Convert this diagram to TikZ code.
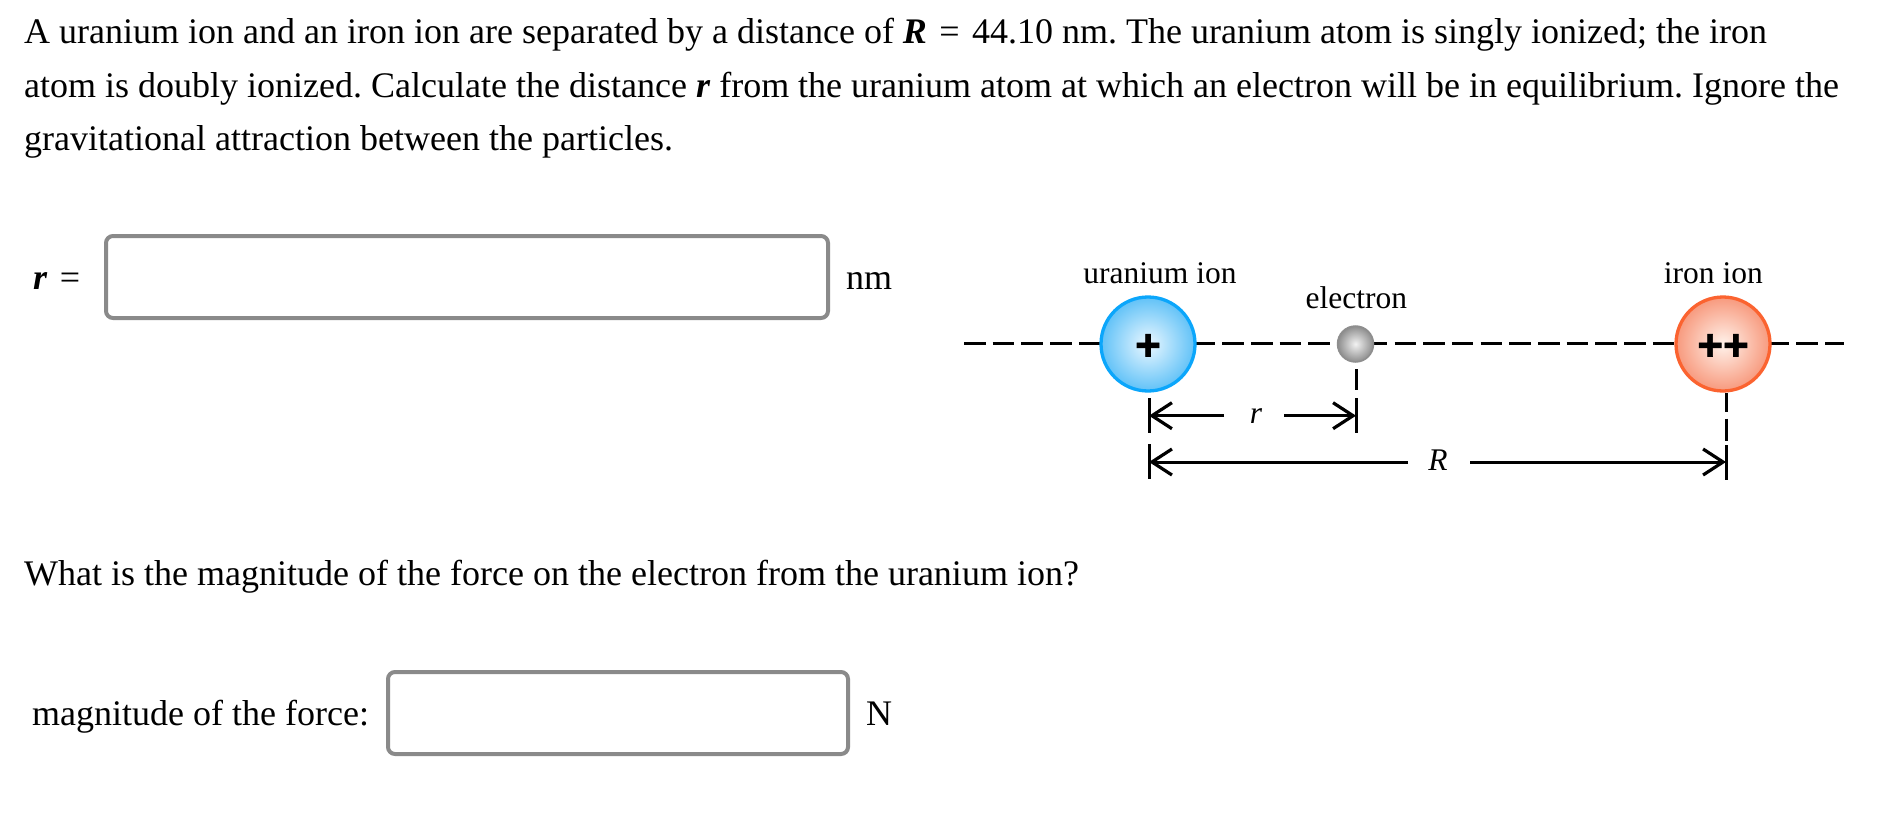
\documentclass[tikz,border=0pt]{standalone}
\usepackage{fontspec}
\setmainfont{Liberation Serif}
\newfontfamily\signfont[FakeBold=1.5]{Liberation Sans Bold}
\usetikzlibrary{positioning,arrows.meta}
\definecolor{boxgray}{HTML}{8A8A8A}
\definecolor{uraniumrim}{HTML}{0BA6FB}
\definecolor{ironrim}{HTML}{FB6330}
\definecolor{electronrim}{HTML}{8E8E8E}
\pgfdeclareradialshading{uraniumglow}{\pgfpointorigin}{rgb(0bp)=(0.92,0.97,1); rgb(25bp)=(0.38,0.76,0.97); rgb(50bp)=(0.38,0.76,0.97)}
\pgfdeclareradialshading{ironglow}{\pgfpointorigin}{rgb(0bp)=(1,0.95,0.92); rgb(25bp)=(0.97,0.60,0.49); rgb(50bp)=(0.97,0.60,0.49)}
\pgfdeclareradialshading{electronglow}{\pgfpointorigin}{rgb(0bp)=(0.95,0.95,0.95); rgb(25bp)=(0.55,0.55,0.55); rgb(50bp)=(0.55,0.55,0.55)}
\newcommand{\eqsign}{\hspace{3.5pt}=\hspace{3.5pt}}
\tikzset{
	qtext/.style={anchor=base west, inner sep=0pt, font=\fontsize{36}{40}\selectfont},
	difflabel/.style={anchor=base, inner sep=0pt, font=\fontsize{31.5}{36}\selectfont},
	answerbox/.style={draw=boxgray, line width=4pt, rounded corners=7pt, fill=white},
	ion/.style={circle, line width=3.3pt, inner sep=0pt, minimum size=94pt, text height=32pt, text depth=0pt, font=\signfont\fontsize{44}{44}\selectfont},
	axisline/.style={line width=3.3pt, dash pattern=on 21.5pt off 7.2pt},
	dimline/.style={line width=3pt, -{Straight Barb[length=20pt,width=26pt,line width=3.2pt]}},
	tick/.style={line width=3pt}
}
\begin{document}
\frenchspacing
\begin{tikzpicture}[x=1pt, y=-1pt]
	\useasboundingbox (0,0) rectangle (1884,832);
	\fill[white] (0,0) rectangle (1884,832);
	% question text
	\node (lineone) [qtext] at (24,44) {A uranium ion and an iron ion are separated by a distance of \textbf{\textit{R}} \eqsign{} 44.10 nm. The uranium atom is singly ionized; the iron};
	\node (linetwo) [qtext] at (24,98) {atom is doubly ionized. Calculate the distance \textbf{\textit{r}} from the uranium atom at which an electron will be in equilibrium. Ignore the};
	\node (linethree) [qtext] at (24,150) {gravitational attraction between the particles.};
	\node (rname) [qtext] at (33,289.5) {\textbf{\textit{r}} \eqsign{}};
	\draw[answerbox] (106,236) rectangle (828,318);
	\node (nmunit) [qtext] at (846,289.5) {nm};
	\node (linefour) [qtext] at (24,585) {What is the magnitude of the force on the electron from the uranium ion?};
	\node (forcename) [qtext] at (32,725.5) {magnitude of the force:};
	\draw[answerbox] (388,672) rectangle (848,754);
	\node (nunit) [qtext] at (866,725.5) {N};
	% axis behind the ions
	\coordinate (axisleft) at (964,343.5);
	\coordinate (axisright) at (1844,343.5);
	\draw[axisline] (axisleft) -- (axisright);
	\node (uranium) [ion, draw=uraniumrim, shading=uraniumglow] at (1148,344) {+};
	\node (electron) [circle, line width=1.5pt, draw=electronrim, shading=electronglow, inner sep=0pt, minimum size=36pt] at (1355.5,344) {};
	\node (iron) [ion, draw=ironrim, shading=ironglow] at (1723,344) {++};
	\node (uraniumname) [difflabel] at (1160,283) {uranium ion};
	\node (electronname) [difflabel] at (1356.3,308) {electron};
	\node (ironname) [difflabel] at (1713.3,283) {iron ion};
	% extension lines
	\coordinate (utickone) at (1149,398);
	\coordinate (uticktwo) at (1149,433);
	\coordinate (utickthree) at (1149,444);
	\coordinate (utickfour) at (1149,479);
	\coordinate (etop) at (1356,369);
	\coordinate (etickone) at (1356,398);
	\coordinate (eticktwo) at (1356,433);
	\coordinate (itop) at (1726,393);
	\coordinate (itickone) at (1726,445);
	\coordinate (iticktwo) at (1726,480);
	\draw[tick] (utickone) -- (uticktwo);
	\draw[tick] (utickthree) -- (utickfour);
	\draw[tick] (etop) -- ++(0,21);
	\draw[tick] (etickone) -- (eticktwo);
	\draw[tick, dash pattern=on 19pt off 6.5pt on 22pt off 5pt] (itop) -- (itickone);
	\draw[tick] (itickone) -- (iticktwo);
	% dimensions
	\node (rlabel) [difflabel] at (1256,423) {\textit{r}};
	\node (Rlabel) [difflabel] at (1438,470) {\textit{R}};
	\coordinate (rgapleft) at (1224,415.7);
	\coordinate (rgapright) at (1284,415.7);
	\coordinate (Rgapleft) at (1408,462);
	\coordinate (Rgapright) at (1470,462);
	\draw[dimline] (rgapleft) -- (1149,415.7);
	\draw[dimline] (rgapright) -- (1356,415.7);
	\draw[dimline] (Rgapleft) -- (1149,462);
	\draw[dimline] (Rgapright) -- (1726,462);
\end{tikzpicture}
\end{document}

════

Directions for this task
Transcribe the listing in full. Omit the pictures and keep every line exact.

Complete output
Convert this diagram to TikZ code.
\documentclass[tikz,border=0pt]{standalone}
\usepackage{fontspec}
\setmainfont{Liberation Serif}
\newfontfamily\signfont[FakeBold=1.5]{Liberation Sans Bold}
\usetikzlibrary{positioning,arrows.meta}
\definecolor{boxgray}{HTML}{8A8A8A}
\definecolor{uraniumrim}{HTML}{0BA6FB}
\definecolor{ironrim}{HTML}{FB6330}
\definecolor{electronrim}{HTML}{8E8E8E}
\pgfdeclareradialshading{uraniumglow}{\pgfpointorigin}{rgb(0bp)=(0.92,0.97,1); rgb(25bp)=(0.38,0.76,0.97); rgb(50bp)=(0.38,0.76,0.97)}
\pgfdeclareradialshading{ironglow}{\pgfpointorigin}{rgb(0bp)=(1,0.95,0.92); rgb(25bp)=(0.97,0.60,0.49); rgb(50bp)=(0.97,0.60,0.49)}
\pgfdeclareradialshading{electronglow}{\pgfpointorigin}{rgb(0bp)=(0.95,0.95,0.95); rgb(25bp)=(0.55,0.55,0.55); rgb(50bp)=(0.55,0.55,0.55)}
\newcommand{\eqsign}{\hspace{3.5pt}=\hspace{3.5pt}}
\tikzset{
	qtext/.style={anchor=base west, inner sep=0pt, font=\fontsize{36}{40}\selectfont},
	difflabel/.style={anchor=base, inner sep=0pt, font=\fontsize{31.5}{36}\selectfont},
	answerbox/.style={draw=boxgray, line width=4pt, rounded corners=7pt, fill=white},
	ion/.style={circle, line width=3.3pt, inner sep=0pt, minimum size=94pt, text height=32pt, text depth=0pt, font=\signfont\fontsize{44}{44}\selectfont},
	axisline/.style={line width=3.3pt, dash pattern=on 21.5pt off 7.2pt},
	dimline/.style={line width=3pt, -{Straight Barb[length=20pt,width=26pt,line width=3.2pt]}},
	tick/.style={line width=3pt}
}
\begin{document}
\frenchspacing
\begin{tikzpicture}[x=1pt, y=-1pt]
	\useasboundingbox (0,0) rectangle (1884,832);
	\fill[white] (0,0) rectangle (1884,832);
	% question text
	\node (lineone) [qtext] at (24,44) {A uranium ion and an iron ion are separated by a distance of \textbf{\textit{R}} \eqsign{} 44.10 nm. The uranium atom is singly ionized; the iron};
	\node (linetwo) [qtext] at (24,98) {atom is doubly ionized. Calculate the distance \textbf{\textit{r}} from the uranium atom at which an electron will be in equilibrium. Ignore the};
	\node (linethree) [qtext] at (24,150) {gravitational attraction between the particles.};
	\node (rname) [qtext] at (33,289.5) {\textbf{\textit{r}} \eqsign{}};
	\draw[answerbox] (106,236) rectangle (828,318);
	\node (nmunit) [qtext] at (846,289.5) {nm};
	\node (linefour) [qtext] at (24,585) {What is the magnitude of the force on the electron from the uranium ion?};
	\node (forcename) [qtext] at (32,725.5) {magnitude of the force:};
	\draw[answerbox] (388,672) rectangle (848,754);
	\node (nunit) [qtext] at (866,725.5) {N};
	% axis behind the ions
	\coordinate (axisleft) at (964,343.5);
	\coordinate (axisright) at (1844,343.5);
	\draw[axisline] (axisleft) -- (axisright);
	\node (uranium) [ion, draw=uraniumrim, shading=uraniumglow] at (1148,344) {+};
	\node (electron) [circle, line width=1.5pt, draw=electronrim, shading=electronglow, inner sep=0pt, minimum size=36pt] at (1355.5,344) {};
	\node (iron) [ion, draw=ironrim, shading=ironglow] at (1723,344) {++};
	\node (uraniumname) [difflabel] at (1160,283) {uranium ion};
	\node (electronname) [difflabel] at (1356.3,308) {electron};
	\node (ironname) [difflabel] at (1713.3,283) {iron ion};
	% extension lines
	\coordinate (utickone) at (1149,398);
	\coordinate (uticktwo) at (1149,433);
	\coordinate (utickthree) at (1149,444);
	\coordinate (utickfour) at (1149,479);
	\coordinate (etop) at (1356,369);
	\coordinate (etickone) at (1356,398);
	\coordinate (eticktwo) at (1356,433);
	\coordinate (itop) at (1726,393);
	\coordinate (itickone) at (1726,445);
	\coordinate (iticktwo) at (1726,480);
	\draw[tick] (utickone) -- (uticktwo);
	\draw[tick] (utickthree) -- (utickfour);
	\draw[tick] (etop) -- ++(0,21);
	\draw[tick] (etickone) -- (eticktwo);
	\draw[tick, dash pattern=on 19pt off 6.5pt on 22pt off 5pt] (itop) -- (itickone);
	\draw[tick] (itickone) -- (iticktwo);
	% dimensions
	\node (rlabel) [difflabel] at (1256,423) {\textit{r}};
	\node (Rlabel) [difflabel] at (1438,470) {\textit{R}};
	\coordinate (rgapleft) at (1224,415.7);
	\coordinate (rgapright) at (1284,415.7);
	\coordinate (Rgapleft) at (1408,462);
	\coordinate (Rgapright) at (1470,462);
	\draw[dimline] (rgapleft) -- (1149,415.7);
	\draw[dimline] (rgapright) -- (1356,415.7);
	\draw[dimline] (Rgapleft) -- (1149,462);
	\draw[dimline] (Rgapright) -- (1726,462);
\end{tikzpicture}
\end{document}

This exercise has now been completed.